# OBJECTIVE
Repeat all the material exactly; pictures stay out of your copy.

= = = = =

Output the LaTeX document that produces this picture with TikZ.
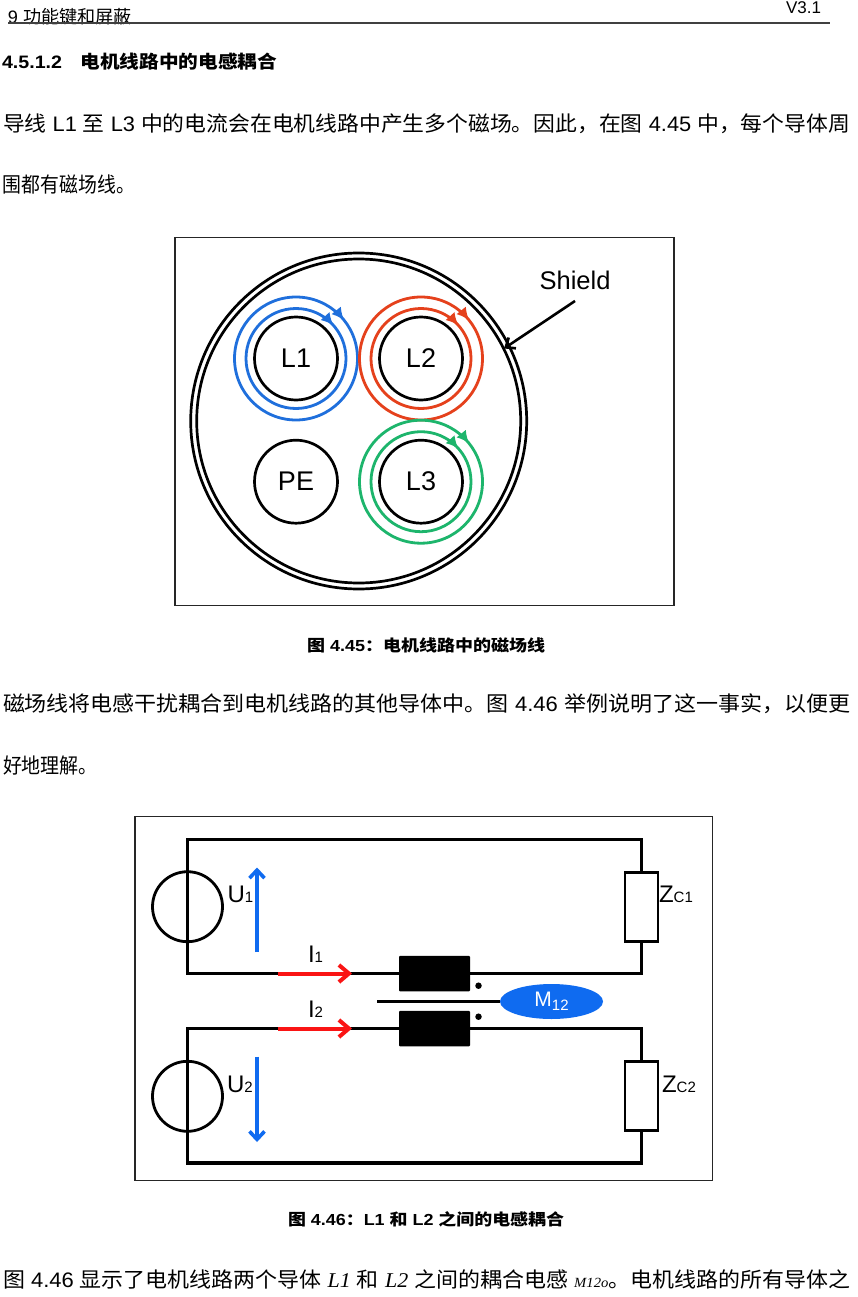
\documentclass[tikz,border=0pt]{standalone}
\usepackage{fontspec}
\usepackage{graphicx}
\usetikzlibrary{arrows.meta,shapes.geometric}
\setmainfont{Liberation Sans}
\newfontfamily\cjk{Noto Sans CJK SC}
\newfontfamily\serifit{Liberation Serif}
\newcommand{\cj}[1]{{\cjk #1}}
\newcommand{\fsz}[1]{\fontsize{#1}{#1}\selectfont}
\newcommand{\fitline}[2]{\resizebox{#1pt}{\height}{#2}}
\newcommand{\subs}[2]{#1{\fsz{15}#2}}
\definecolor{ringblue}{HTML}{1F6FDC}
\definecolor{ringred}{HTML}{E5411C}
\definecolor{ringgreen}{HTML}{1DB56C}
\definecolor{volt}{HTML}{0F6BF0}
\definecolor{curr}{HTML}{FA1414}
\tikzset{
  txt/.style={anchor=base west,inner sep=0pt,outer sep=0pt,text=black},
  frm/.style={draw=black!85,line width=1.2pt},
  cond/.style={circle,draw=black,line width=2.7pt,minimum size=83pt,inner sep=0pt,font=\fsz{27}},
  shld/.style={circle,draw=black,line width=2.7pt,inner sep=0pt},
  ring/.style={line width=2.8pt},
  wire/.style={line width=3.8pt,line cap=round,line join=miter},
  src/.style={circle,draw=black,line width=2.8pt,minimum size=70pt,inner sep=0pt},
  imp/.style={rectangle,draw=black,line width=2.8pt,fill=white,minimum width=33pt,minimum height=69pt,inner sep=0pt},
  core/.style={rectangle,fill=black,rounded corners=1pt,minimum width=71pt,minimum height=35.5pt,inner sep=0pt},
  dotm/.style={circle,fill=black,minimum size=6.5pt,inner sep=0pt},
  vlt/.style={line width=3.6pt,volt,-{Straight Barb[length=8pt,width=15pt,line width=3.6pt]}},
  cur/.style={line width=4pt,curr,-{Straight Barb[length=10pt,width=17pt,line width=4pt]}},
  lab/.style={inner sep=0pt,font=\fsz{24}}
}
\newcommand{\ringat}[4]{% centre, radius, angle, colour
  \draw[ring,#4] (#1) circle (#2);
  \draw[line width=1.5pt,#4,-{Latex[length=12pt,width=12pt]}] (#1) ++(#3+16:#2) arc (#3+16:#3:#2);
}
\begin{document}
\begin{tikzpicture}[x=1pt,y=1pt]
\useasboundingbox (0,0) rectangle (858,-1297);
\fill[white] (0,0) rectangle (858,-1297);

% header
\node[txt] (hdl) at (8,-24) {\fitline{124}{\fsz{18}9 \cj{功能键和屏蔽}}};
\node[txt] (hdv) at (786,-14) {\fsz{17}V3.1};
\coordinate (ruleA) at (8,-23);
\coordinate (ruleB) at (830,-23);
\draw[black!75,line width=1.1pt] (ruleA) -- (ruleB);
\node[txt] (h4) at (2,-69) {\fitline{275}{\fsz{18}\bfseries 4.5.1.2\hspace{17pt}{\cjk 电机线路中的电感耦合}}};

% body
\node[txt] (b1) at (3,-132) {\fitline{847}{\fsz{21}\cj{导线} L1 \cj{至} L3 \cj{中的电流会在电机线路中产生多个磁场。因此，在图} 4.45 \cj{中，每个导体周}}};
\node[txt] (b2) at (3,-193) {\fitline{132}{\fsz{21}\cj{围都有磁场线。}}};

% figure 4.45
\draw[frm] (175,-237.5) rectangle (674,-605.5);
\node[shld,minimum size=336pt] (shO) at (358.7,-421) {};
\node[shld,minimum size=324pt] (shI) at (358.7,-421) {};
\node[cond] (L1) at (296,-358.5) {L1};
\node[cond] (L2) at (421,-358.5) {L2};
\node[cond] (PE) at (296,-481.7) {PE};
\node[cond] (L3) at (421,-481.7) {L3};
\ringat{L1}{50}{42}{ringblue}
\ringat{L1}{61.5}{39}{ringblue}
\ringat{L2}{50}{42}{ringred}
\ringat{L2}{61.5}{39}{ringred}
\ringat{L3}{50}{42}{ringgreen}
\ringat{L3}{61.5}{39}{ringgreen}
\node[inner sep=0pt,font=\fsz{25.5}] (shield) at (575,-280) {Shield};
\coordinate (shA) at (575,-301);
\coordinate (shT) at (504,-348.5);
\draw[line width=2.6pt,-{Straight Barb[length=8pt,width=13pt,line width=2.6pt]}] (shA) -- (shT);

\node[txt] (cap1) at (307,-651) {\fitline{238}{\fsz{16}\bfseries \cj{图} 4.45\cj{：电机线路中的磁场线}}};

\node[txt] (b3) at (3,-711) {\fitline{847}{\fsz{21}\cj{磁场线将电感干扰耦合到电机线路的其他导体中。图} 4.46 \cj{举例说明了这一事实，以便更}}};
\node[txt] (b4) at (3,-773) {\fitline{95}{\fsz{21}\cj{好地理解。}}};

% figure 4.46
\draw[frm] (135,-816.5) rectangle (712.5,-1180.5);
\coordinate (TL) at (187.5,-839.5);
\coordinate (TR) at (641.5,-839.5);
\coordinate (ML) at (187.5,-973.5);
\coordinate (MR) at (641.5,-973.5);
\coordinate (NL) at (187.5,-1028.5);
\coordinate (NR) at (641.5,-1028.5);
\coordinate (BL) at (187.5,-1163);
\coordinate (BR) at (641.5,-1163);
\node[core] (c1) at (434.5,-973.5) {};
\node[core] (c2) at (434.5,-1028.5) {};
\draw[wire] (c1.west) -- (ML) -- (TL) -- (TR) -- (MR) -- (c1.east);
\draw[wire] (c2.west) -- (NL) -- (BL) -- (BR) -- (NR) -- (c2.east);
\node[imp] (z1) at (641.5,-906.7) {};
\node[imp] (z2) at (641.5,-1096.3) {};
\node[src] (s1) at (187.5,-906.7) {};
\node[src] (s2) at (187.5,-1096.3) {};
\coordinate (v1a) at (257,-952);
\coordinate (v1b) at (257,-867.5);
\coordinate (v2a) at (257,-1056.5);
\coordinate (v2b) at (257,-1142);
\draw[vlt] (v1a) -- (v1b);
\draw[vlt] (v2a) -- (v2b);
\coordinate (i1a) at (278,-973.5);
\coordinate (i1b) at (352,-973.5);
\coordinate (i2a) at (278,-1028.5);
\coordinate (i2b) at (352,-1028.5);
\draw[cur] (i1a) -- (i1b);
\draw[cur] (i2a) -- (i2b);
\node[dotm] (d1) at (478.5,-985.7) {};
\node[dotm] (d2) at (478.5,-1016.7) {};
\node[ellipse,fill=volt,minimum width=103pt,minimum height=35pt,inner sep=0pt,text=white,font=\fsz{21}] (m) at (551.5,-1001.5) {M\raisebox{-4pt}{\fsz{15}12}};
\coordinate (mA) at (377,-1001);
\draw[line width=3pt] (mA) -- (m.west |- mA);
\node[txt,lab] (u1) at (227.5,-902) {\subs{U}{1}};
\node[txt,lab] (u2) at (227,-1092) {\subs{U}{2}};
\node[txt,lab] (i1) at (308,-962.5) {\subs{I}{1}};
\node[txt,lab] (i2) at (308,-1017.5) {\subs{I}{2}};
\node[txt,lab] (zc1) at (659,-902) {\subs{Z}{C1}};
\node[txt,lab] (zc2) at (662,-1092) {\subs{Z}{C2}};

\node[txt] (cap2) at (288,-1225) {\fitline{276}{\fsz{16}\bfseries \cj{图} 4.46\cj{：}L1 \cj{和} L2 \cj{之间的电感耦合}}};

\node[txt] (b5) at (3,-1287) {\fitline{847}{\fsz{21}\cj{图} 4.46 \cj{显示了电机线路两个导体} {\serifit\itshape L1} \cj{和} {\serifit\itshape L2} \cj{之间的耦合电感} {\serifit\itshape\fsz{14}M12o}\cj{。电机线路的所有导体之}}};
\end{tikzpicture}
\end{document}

= = = = =

# TASK SOLUTION
Output the LaTeX document that produces this picture with TikZ.
\documentclass[tikz,border=0pt]{standalone}
\usepackage{fontspec}
\usepackage{graphicx}
\usetikzlibrary{arrows.meta,shapes.geometric}
\setmainfont{Liberation Sans}
\newfontfamily\cjk{Noto Sans CJK SC}
\newfontfamily\serifit{Liberation Serif}
\newcommand{\cj}[1]{{\cjk #1}}
\newcommand{\fsz}[1]{\fontsize{#1}{#1}\selectfont}
\newcommand{\fitline}[2]{\resizebox{#1pt}{\height}{#2}}
\newcommand{\subs}[2]{#1{\fsz{15}#2}}
\definecolor{ringblue}{HTML}{1F6FDC}
\definecolor{ringred}{HTML}{E5411C}
\definecolor{ringgreen}{HTML}{1DB56C}
\definecolor{volt}{HTML}{0F6BF0}
\definecolor{curr}{HTML}{FA1414}
\tikzset{
  txt/.style={anchor=base west,inner sep=0pt,outer sep=0pt,text=black},
  frm/.style={draw=black!85,line width=1.2pt},
  cond/.style={circle,draw=black,line width=2.7pt,minimum size=83pt,inner sep=0pt,font=\fsz{27}},
  shld/.style={circle,draw=black,line width=2.7pt,inner sep=0pt},
  ring/.style={line width=2.8pt},
  wire/.style={line width=3.8pt,line cap=round,line join=miter},
  src/.style={circle,draw=black,line width=2.8pt,minimum size=70pt,inner sep=0pt},
  imp/.style={rectangle,draw=black,line width=2.8pt,fill=white,minimum width=33pt,minimum height=69pt,inner sep=0pt},
  core/.style={rectangle,fill=black,rounded corners=1pt,minimum width=71pt,minimum height=35.5pt,inner sep=0pt},
  dotm/.style={circle,fill=black,minimum size=6.5pt,inner sep=0pt},
  vlt/.style={line width=3.6pt,volt,-{Straight Barb[length=8pt,width=15pt,line width=3.6pt]}},
  cur/.style={line width=4pt,curr,-{Straight Barb[length=10pt,width=17pt,line width=4pt]}},
  lab/.style={inner sep=0pt,font=\fsz{24}}
}
\newcommand{\ringat}[4]{% centre, radius, angle, colour
  \draw[ring,#4] (#1) circle (#2);
  \draw[line width=1.5pt,#4,-{Latex[length=12pt,width=12pt]}] (#1) ++(#3+16:#2) arc (#3+16:#3:#2);
}
\begin{document}
\begin{tikzpicture}[x=1pt,y=1pt]
\useasboundingbox (0,0) rectangle (858,-1297);
\fill[white] (0,0) rectangle (858,-1297);

% header
\node[txt] (hdl) at (8,-24) {\fitline{124}{\fsz{18}9 \cj{功能键和屏蔽}}};
\node[txt] (hdv) at (786,-14) {\fsz{17}V3.1};
\coordinate (ruleA) at (8,-23);
\coordinate (ruleB) at (830,-23);
\draw[black!75,line width=1.1pt] (ruleA) -- (ruleB);
\node[txt] (h4) at (2,-69) {\fitline{275}{\fsz{18}\bfseries 4.5.1.2\hspace{17pt}{\cjk 电机线路中的电感耦合}}};

% body
\node[txt] (b1) at (3,-132) {\fitline{847}{\fsz{21}\cj{导线} L1 \cj{至} L3 \cj{中的电流会在电机线路中产生多个磁场。因此，在图} 4.45 \cj{中，每个导体周}}};
\node[txt] (b2) at (3,-193) {\fitline{132}{\fsz{21}\cj{围都有磁场线。}}};

% figure 4.45
\draw[frm] (175,-237.5) rectangle (674,-605.5);
\node[shld,minimum size=336pt] (shO) at (358.7,-421) {};
\node[shld,minimum size=324pt] (shI) at (358.7,-421) {};
\node[cond] (L1) at (296,-358.5) {L1};
\node[cond] (L2) at (421,-358.5) {L2};
\node[cond] (PE) at (296,-481.7) {PE};
\node[cond] (L3) at (421,-481.7) {L3};
\ringat{L1}{50}{42}{ringblue}
\ringat{L1}{61.5}{39}{ringblue}
\ringat{L2}{50}{42}{ringred}
\ringat{L2}{61.5}{39}{ringred}
\ringat{L3}{50}{42}{ringgreen}
\ringat{L3}{61.5}{39}{ringgreen}
\node[inner sep=0pt,font=\fsz{25.5}] (shield) at (575,-280) {Shield};
\coordinate (shA) at (575,-301);
\coordinate (shT) at (504,-348.5);
\draw[line width=2.6pt,-{Straight Barb[length=8pt,width=13pt,line width=2.6pt]}] (shA) -- (shT);

\node[txt] (cap1) at (307,-651) {\fitline{238}{\fsz{16}\bfseries \cj{图} 4.45\cj{：电机线路中的磁场线}}};

\node[txt] (b3) at (3,-711) {\fitline{847}{\fsz{21}\cj{磁场线将电感干扰耦合到电机线路的其他导体中。图} 4.46 \cj{举例说明了这一事实，以便更}}};
\node[txt] (b4) at (3,-773) {\fitline{95}{\fsz{21}\cj{好地理解。}}};

% figure 4.46
\draw[frm] (135,-816.5) rectangle (712.5,-1180.5);
\coordinate (TL) at (187.5,-839.5);
\coordinate (TR) at (641.5,-839.5);
\coordinate (ML) at (187.5,-973.5);
\coordinate (MR) at (641.5,-973.5);
\coordinate (NL) at (187.5,-1028.5);
\coordinate (NR) at (641.5,-1028.5);
\coordinate (BL) at (187.5,-1163);
\coordinate (BR) at (641.5,-1163);
\node[core] (c1) at (434.5,-973.5) {};
\node[core] (c2) at (434.5,-1028.5) {};
\draw[wire] (c1.west) -- (ML) -- (TL) -- (TR) -- (MR) -- (c1.east);
\draw[wire] (c2.west) -- (NL) -- (BL) -- (BR) -- (NR) -- (c2.east);
\node[imp] (z1) at (641.5,-906.7) {};
\node[imp] (z2) at (641.5,-1096.3) {};
\node[src] (s1) at (187.5,-906.7) {};
\node[src] (s2) at (187.5,-1096.3) {};
\coordinate (v1a) at (257,-952);
\coordinate (v1b) at (257,-867.5);
\coordinate (v2a) at (257,-1056.5);
\coordinate (v2b) at (257,-1142);
\draw[vlt] (v1a) -- (v1b);
\draw[vlt] (v2a) -- (v2b);
\coordinate (i1a) at (278,-973.5);
\coordinate (i1b) at (352,-973.5);
\coordinate (i2a) at (278,-1028.5);
\coordinate (i2b) at (352,-1028.5);
\draw[cur] (i1a) -- (i1b);
\draw[cur] (i2a) -- (i2b);
\node[dotm] (d1) at (478.5,-985.7) {};
\node[dotm] (d2) at (478.5,-1016.7) {};
\node[ellipse,fill=volt,minimum width=103pt,minimum height=35pt,inner sep=0pt,text=white,font=\fsz{21}] (m) at (551.5,-1001.5) {M\raisebox{-4pt}{\fsz{15}12}};
\coordinate (mA) at (377,-1001);
\draw[line width=3pt] (mA) -- (m.west |- mA);
\node[txt,lab] (u1) at (227.5,-902) {\subs{U}{1}};
\node[txt,lab] (u2) at (227,-1092) {\subs{U}{2}};
\node[txt,lab] (i1) at (308,-962.5) {\subs{I}{1}};
\node[txt,lab] (i2) at (308,-1017.5) {\subs{I}{2}};
\node[txt,lab] (zc1) at (659,-902) {\subs{Z}{C1}};
\node[txt,lab] (zc2) at (662,-1092) {\subs{Z}{C2}};

\node[txt] (cap2) at (288,-1225) {\fitline{276}{\fsz{16}\bfseries \cj{图} 4.46\cj{：}L1 \cj{和} L2 \cj{之间的电感耦合}}};

\node[txt] (b5) at (3,-1287) {\fitline{847}{\fsz{21}\cj{图} 4.46 \cj{显示了电机线路两个导体} {\serifit\itshape L1} \cj{和} {\serifit\itshape L2} \cj{之间的耦合电感} {\serifit\itshape\fsz{14}M12o}\cj{。电机线路的所有导体之}}};
\end{tikzpicture}
\end{document}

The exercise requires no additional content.